Хотелось бы узнать у тебя о том, как ты работаешь с театральными
постановками? Когда мы говорим о предложенных обстоятельствах на сцене, как зрители «попадают «в этот мир?


Надо признать, что в театре есть фигура режиссера, который является центром всех процессов, определяет взаимоотношения со зрителем, актерами, так что здесь я включена в рамки командной работы. Более того, есть еще фигура самого театра, самого пространства и его законов. Когда ты приходишь в театр, и тебе говорят: «Вот вам выделена такая-то сцена под постановку», – а это малая сцена театра Ермоловой, то ты можешь работать только в каких-то ее пределах. Если прикручены стулья к полу, ты ничего не можешь с этим сделать — никто не разрешит их выкрутить, завтра там будет другой спектакль, в котором все нужно вернуть на место.

Моя первая театральная работа стала чем-то межжанровым, околоперформативным. Для меня до сих пор не артикулировано, что это было — перформанс, спектакль, или что-то пограничное.

Проект назывался «Кодекс поведения членов экипажа МКС. Тренажер-симулятор полетов в космос». Тогда я была в тульской резиденции «Барабан отдыхает», созданной театральной компанией «Барабан», и за две недели мы должны были придумать эскиз спектакля. Все происходило в поле. Мы сами искали локацию для спектакля, нашли ее за несколько дней. Расставили там сотни фонариков. В этом же месте мы нашли уже готовые артефакты, которые присвоили себе. Удивительное место, потому что там были ветки, которые лежали на кострище, но они не были сгоревшими — просто сухие ветки, которые никто не поджигал.
Еще там лежал какой-то «лысый» пружинный матрас, в поле около дороги.
От населенного пункта ехать туда было полчаса на велосипеде. Довольно далеко.

Играли спектакль вечером, если мы все-таки будем называть это спектаклем. Мы предложили всем зрителям существовать в этом пространстве, включили ужасно громкий звук взлета ракеты с диалогом космонавтов и создали место, в котором зрители пребывают в течение 20 минут.
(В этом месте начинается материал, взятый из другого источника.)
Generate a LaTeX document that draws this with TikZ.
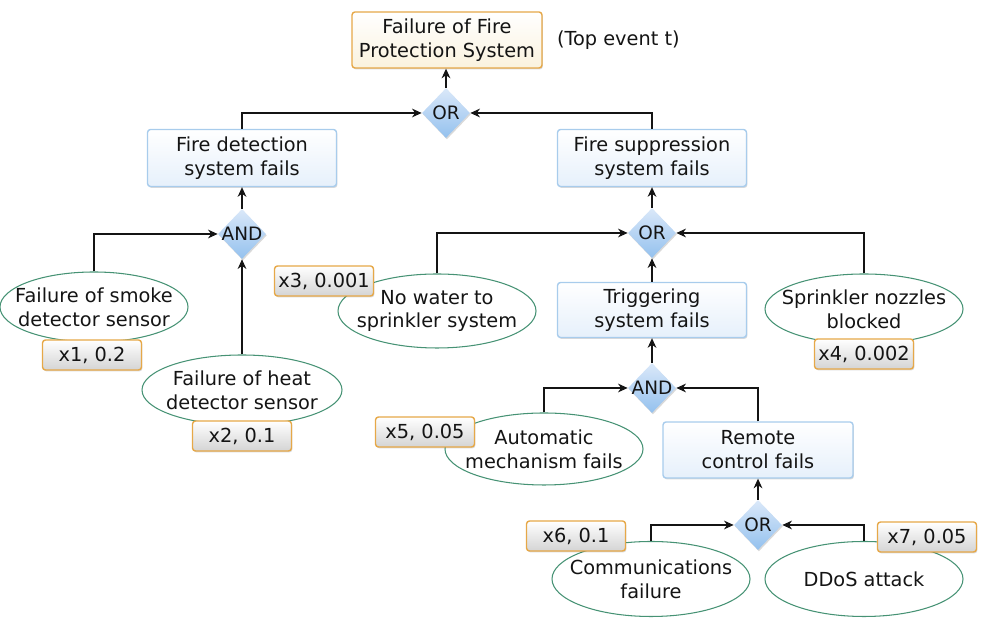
\documentclass[tikz,border=0pt]{standalone}
\usepackage{fontspec}
\setmainfont{DejaVu Sans}
\usepackage{xcolor}
\usepackage{tikz}
\usetikzlibrary{arrows.meta,positioning,shapes.geometric,shadows}
\definecolor{frameorange}{RGB}{230,168,72}
\definecolor{creamfill}{RGB}{250,242,222}
\definecolor{boxblue}{RGB}{168,204,236}
\definecolor{paleblue}{RGB}{230,240,251}
\definecolor{gatelight}{RGB}{218,232,249}
\definecolor{gatedark}{RGB}{148,193,238}
\definecolor{leafgreen}{RGB}{70,146,116}
\definecolor{probgray}{RGB}{212,212,212}
\definecolor{inkgray}{RGB}{20,20,20}

\begin{document}
\begin{tikzpicture}[
  every node/.style={font=\fontsize{11}{13.6}\selectfont, text=inkgray, align=center},
  softshadow/.style={drop shadow={fill=black, opacity=0.15, shadow xshift=0.5pt, shadow yshift=-0.8pt}},
  topbox/.style={rectangle, rounded corners=0.06cm, draw=frameorange, line width=0.8pt, top color=white, bottom color=creamfill, minimum width=3.8cm, minimum height=1.12cm, softshadow},
  midbox/.style={rectangle, rounded corners=0.06cm, draw=boxblue, line width=0.8pt, top color=white, bottom color=paleblue, minimum width=3.78cm, minimum height=1.14cm, softshadow},
  gate/.style={diamond, inner sep=-1.5pt, minimum width=0.96cm, minimum height=1cm, top color=gatelight, bottom color=gatedark, font=\fontsize{10.5}{12}\selectfont, softshadow},
  leaf/.style={ellipse, draw=leafgreen, line width=0.6pt, fill=white, inner sep=0pt, minimum width=3.96cm, minimum height=1.44cm, label={center:#1}},
  prob/.style={rectangle, rounded corners=0.06cm, draw=frameorange, line width=0.8pt, top color=white, bottom color=probgray, minimum width=1.98cm, minimum height=0.6cm, inner sep=0pt, softshadow},
  arr/.style={-{Stealth[length=5.5pt,width=5pt]}, line width=0.6pt, draw=inkgray}
]
\useasboundingbox (0,0) rectangle (19.62,12.42);

\node[topbox] (top) at (8.94,11.62) {Failure of Fire\\Protection System};
\node[right=0.28cm of top, inner sep=0pt] (tevent) {(Top event t)};
\node[gate] (or1) at (8.92,10.16) {OR};

\node[midbox] (detect) at (4.84,9.26) {Fire detection\\system fails};
\node[midbox] (suppress) at (13.04,9.26) {Fire suppression\\system fails};

\node[gate] (and1) at (4.84,7.74) {AND};
\node[leaf={Failure of smoke\\detector sensor}, minimum width=3.76cm, minimum height=1.4cm] (smoke) at (1.88,6.28) {};
\node[leaf={Failure of heat\\detector sensor}, minimum width=4cm, minimum height=1.4cm] (heat) at (4.84,4.62) {};
\node[prob] (x1) at (1.84,5.32) {x1, 0.2};
\node[prob] (x2) at (4.84,3.7) {x2, 0.1};

\node[gate] (or2) at (13.04,7.76) {OR};
\node[leaf={No water to\\sprinkler system}, minimum height=1.48cm] (nowater) at (8.74,6.2) {};
\node[midbox, minimum height=1.1cm] (trigger) at (13.04,6.22) {Triggering\\system fails};
\node[leaf={Sprinkler nozzles\\blocked}, minimum height=1.4cm] (nozzles) at (17.28,6.24) {};
\node[prob] (x3) at (6.48,6.8) {x3, 0.001};
\node[prob] (x4) at (17.28,5.34) {x4, 0.002};

\node[gate] (and2) at (13.04,4.66) {AND};
\node[leaf={Automatic\\mechanism fails}] (automatic) at (10.88,3.44) {};
\node[midbox, minimum width=3.8cm, minimum height=1.12cm] (remote) at (15.16,3.42) {Remote\\control fails};
\node[prob] (x5) at (8.5,3.78) {x5, 0.05};

\node[gate] (or3) at (15.16,1.92) {OR};
\node[leaf={Communications\\failure}, minimum height=1.5cm] (comm) at (13.02,0.84) {};
\node[leaf={DDoS attack}, minimum height=1.5cm] (ddos) at (17.28,0.84) {};
\node[prob] (x6) at (11.52,1.7) {x6, 0.1};
\node[prob] (x7) at (18.54,1.68) {x7, 0.05};

\draw[arr] (or1.north) -- (or1.north |- top.south);
\draw[arr] (detect.north) |- (or1.west);
\draw[arr] (suppress.north) |- (or1.east);
\draw[arr] (and1.north) -- (detect.south);
\draw[arr] (smoke.north) |- (and1.west);
\draw[arr] (heat.north) -- (and1.south);
\draw[arr] (or2.north) -- (suppress.south);
\draw[arr] (nowater.north) |- (or2.west);
\draw[arr] (nozzles.north) |- (or2.east);
\draw[arr] (trigger.north) -- (or2.south);
\draw[arr] (and2.north) -- (trigger.south);
\draw[arr] (automatic.north) |- (and2.west);
\draw[arr] (remote.north) |- (and2.east);
\draw[arr] (or3.north) -- (remote.south);
\draw[arr] (comm.north) |- (or3.west);
\draw[arr] (ddos.north) |- (or3.east);
\end{tikzpicture}
\end{document}
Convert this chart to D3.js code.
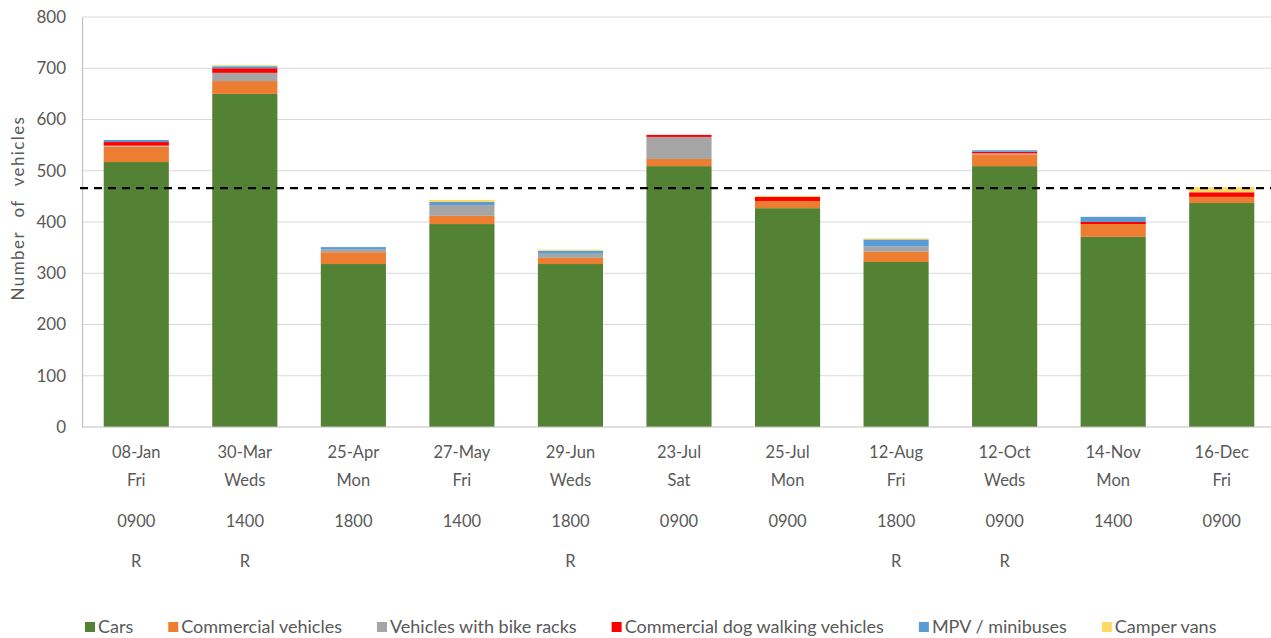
<!DOCTYPE html>
<html>
<head>
<meta charset="utf-8">
<script src="https://cdn.jsdelivr.net/npm/d3@7/dist/d3.min.js"></script>
<style>
	body { margin: 0; background: #fff; }
	text { font-family: Lato, "Open Sans", sans-serif; fill: #595959; }
</style>
</head>
<body>
<svg id="chart" width="1271" height="638"></svg>
<script>
// categories (date, day, time, R flag)
var dates = ["08-Jan", "30-Mar", "25-Apr", "27-May", "29-Jun", "23-Jul", "25-Jul", "12-Aug", "12-Oct", "14-Nov", "16-Dec"];
var days  = ["Fri", "Weds", "Mon", "Fri", "Weds", "Sat", "Mon", "Fri", "Weds", "Mon", "Fri"];
var times = ["0900", "1400", "1800", "1400", "1800", "0900", "0900", "1800", "0900", "1400", "0900"];
var flags = ["R", "R", "", "", "R", "", "", "R", "R", "", ""];

// series values
var cars       = [517, 650, 318, 396, 318, 509, 427, 322, 509, 371, 437];
var commercial = [ 30,  25,  23,  16,  12,  14,  14,  20,  23,  25,  12];
var bikeRacks  = [  2,  16,   6,  21,   8,  43,   0,  10,   2,   0,   0];
var dogWalking = [  7,   9,   0,   0,   0,   4,   8,   0,   3,   4,   9];
var minibuses  = [  4,   4,   4,   6,   6,   0,   0,  14,   3,  10,   0];
var camperVans = [  0,   2,   0,   4,   2,   0,   2,   2,   0,   0,  10];

var seriesNames  = ["Cars", "Commercial vehicles", "Vehicles with bike racks", "Commercial dog walking vehicles", "MPV / minibuses", "Camper vans"];
var seriesColors = ["#548235", "#ED7D31", "#A5A5A5", "#FF0000", "#5B9BD5", "#FFD966"];
var seriesValues = [cars, commercial, bikeRacks, dogWalking, minibuses, camperVans];

var average = 466;
var yTicks = [0, 100, 200, 300, 400, 500, 600, 700, 800];

var svg = d3.select("#chart");

var plotLeft = 82, plotRight = 1276, plotTop = 17, plotBottom = 427;

var x = d3.scaleBand()
	.domain(dates)
	.range([plotLeft, plotRight])
	.paddingInner(0.4)
	.paddingOuter(0.2);

var y = d3.scaleLinear()
	.domain([0, 800])
	.range([plotBottom, plotTop]);

// rows for the stack
var rows = dates.map(function(d, i) {
	var row = { date: d };
	seriesNames.forEach(function(name, s) { row[name] = seriesValues[s][i]; });
	return row;
});
var stacked = d3.stack().keys(seriesNames)(rows);

// gridlines
svg.append("g")
	.selectAll("line")
	.data(yTicks.slice(1))
	.enter().append("line")
	.attr("x1", plotLeft)
	.attr("x2", 1271)
	.attr("y1", function(d) { return y(d); })
	.attr("y2", function(d) { return y(d); })
	.attr("stroke", "#d9d9d9")
	.attr("stroke-width", 1.2);

// y axis
var yAxis = svg.append("g")
	.attr("transform", "translate(" + plotLeft + ",0)")
	.call(d3.axisLeft(y).tickValues(yTicks).tickSize(0).tickPadding(16));
yAxis.select(".domain").attr("stroke", "#bfbfbf").attr("stroke-width", 1.2);
yAxis.selectAll("text").style("font-size", "17px").attr("fill", "#595959");

// bars
svg.append("g")
	.selectAll("g")
	.data(stacked)
	.enter().append("g")
	.attr("fill", function(d, i) { return seriesColors[i]; })
	.selectAll("rect")
	.data(function(d) { return d; })
	.enter().append("rect")
	.attr("x", function(d) { return x(d.data.date); })
	.attr("width", x.bandwidth())
	.attr("y", function(d) { return y(d[1]); })
	.attr("height", function(d) { return y(d[0]) - y(d[1]); });

// baseline
svg.append("line")
	.attr("x1", plotLeft)
	.attr("x2", 1271)
	.attr("y1", y(0))
	.attr("y2", y(0))
	.attr("stroke", "#bfbfbf")
	.attr("stroke-width", 1.2);

// average line
svg.append("line")
	.attr("x1", plotLeft - 2)
	.attr("x2", 1271)
	.attr("y1", y(average))
	.attr("y2", y(average))
	.attr("stroke", "#000")
	.attr("stroke-width", 2.2)
	.attr("stroke-dasharray", "8,6");

// category labels, four rows
var labelRows = [dates, days, times, flags];
var rowY = [458, 486, 527, 567];
labelRows.forEach(function(arr, r) {
	svg.append("g")
		.selectAll("text")
		.data(arr)
		.enter().append("text")
		.attr("x", function(d, i) { return x(dates[i]) + x.bandwidth() / 2; })
		.attr("y", rowY[r])
		.attr("text-anchor", "middle")
		.style("font-size", "16.5px")
		.text(function(d) { return d; });
});

// y axis title
svg.append("text")
	.attr("transform", "translate(24,208) rotate(-90)")
	.attr("text-anchor", "middle")
	.style("font-size", "17px")
	.style("letter-spacing", "1.4px")
	.style("word-spacing", "8px")
	.text("Number of vehicles");

// legend
var legend = svg.append("g");
var lx = 85;
seriesNames.forEach(function(name, i) {
	var item = legend.append("g").attr("transform", "translate(" + lx + ",627)");
	item.append("rect")
		.attr("x", 0)
		.attr("y", -5)
		.attr("width", 10)
		.attr("height", 10)
		.attr("fill", seriesColors[i]);
	var t = item.append("text")
		.attr("x", 13)
		.attr("y", 6)
		.style("font-size", "18px")
		.text(name);
	lx += 13 + t.node().getComputedTextLength() + 35;
});
</script>
</body>
</html>
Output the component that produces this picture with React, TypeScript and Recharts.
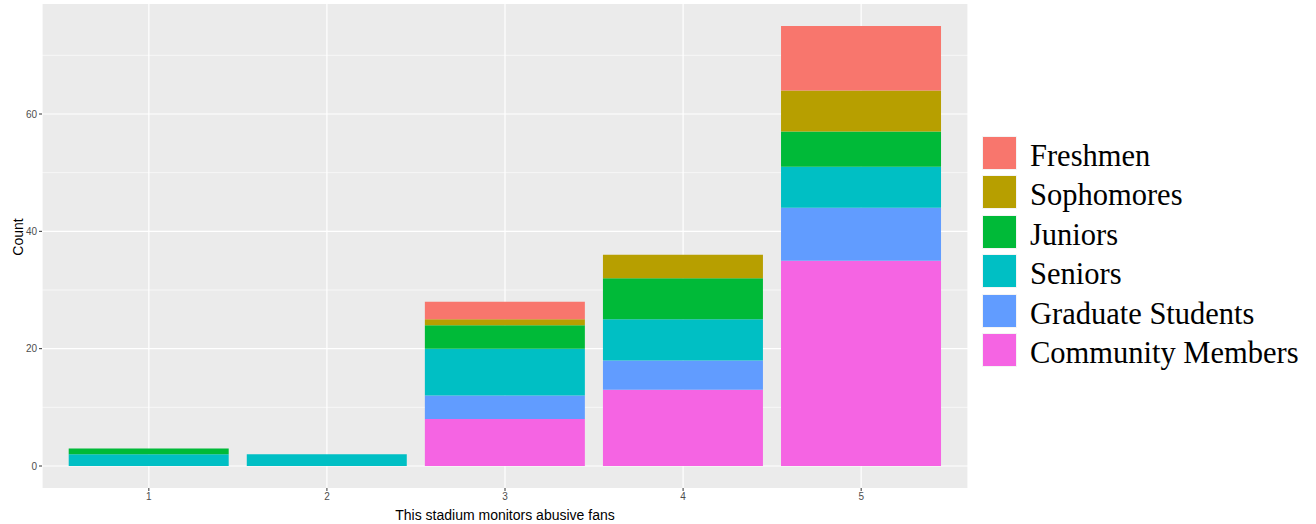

Получился такой “сад света” или “космос на земле”, в котором люди не могли коммуницировать друг с другом из-за очень громкого звука вокруг. Потом мы выключали звук и начиналась вторая часть: проводники выводили зрителей за руку по одному в следующую зону, где человек шел один по проводу в темном лесу в 11 вечера, и его должен был встретить на другом конце провода зритель, который шел перед ним. Это был такой ритуал передачи. 

Мой другой опыт работы — спектакль «Рана».
Это перформативный спектакль, в котором участвовала одна актриса-перформер Алена Старостина, а за постановку отвечала режиссер Элина Куликова. Мы работали в черном зале Центра Вознесенского, где места для зрителей можно было расположить как угодно. Мы сделали комнату с прахом, и я придумала, что можно усадить их на скамейки из больницы, а актриса работала вокруг них по всей комнате.

В спектакле «Форрест» (спектакль в театре Ермоловой) мы работали на классической сцене, и мне было интересно сломать ожидания зрителей от сценографии спектакля. Вся декорация — это одна большая четырехметровая кукла и видео. Мне кажется, что классно ломать привычное: зритель приходит, ждет красивую картинку, а картинки нет.


Когда создаются, монтируются твои работы, объясняешь ли ты на монтаже команде концепцию, погружаешь ли ты ее в идею? Как вообще строятся ваши отношения?

На самом деле, это забавно, поскольку на правах молодого художника я должна сказать, что никакой конкретной или постоянной команды нет, но существуют разные обстоятельства, не всегда радостные, иногда сложные. В зависимости от того, какая это выставка, кто это организует, групповая она или персональная, коммуникация тоже строится по-разному.

Всегда есть куратор, с которым ты работаешь, и вам очень важно быть с ним на одной волне. Готовя выставку в Екатеринбурге, мы с Ариной (Арина Воробьева – куратор выставки “Среда обитания” в Уральском филиале Пушкинского музея) общались целый год. Я написала ей в марте 23-го года, а выставка открылась уже в июле 24-го.
В этом проекте был всего один монтажник — художник Влад Булатов из группы «Куда идут собаки». Я была в восторге от того, что я с ним познакомилась и мы сработались. Вместе мы вешали керамический лес, паяли коммутации. Это было очень круто.

А когда я участвовала в выставке в Третьяковке, то все было совсем иначе. Это был 21-й год, и я выставлялась там чуть ли не с самой первой своей работой. Там была большая очень профессиональная монтажная команда: “Сейчас все повесим, все будет хорошо”. Очень милые ребята, но сильного эмоционального или концептуального включения команды не случилось. Это была большая групповая выставка с множеством задействованных в ней участников. Здесь, как и на «Винзаводе», концепция, файлы и описания уже были переданы всей команде заранее.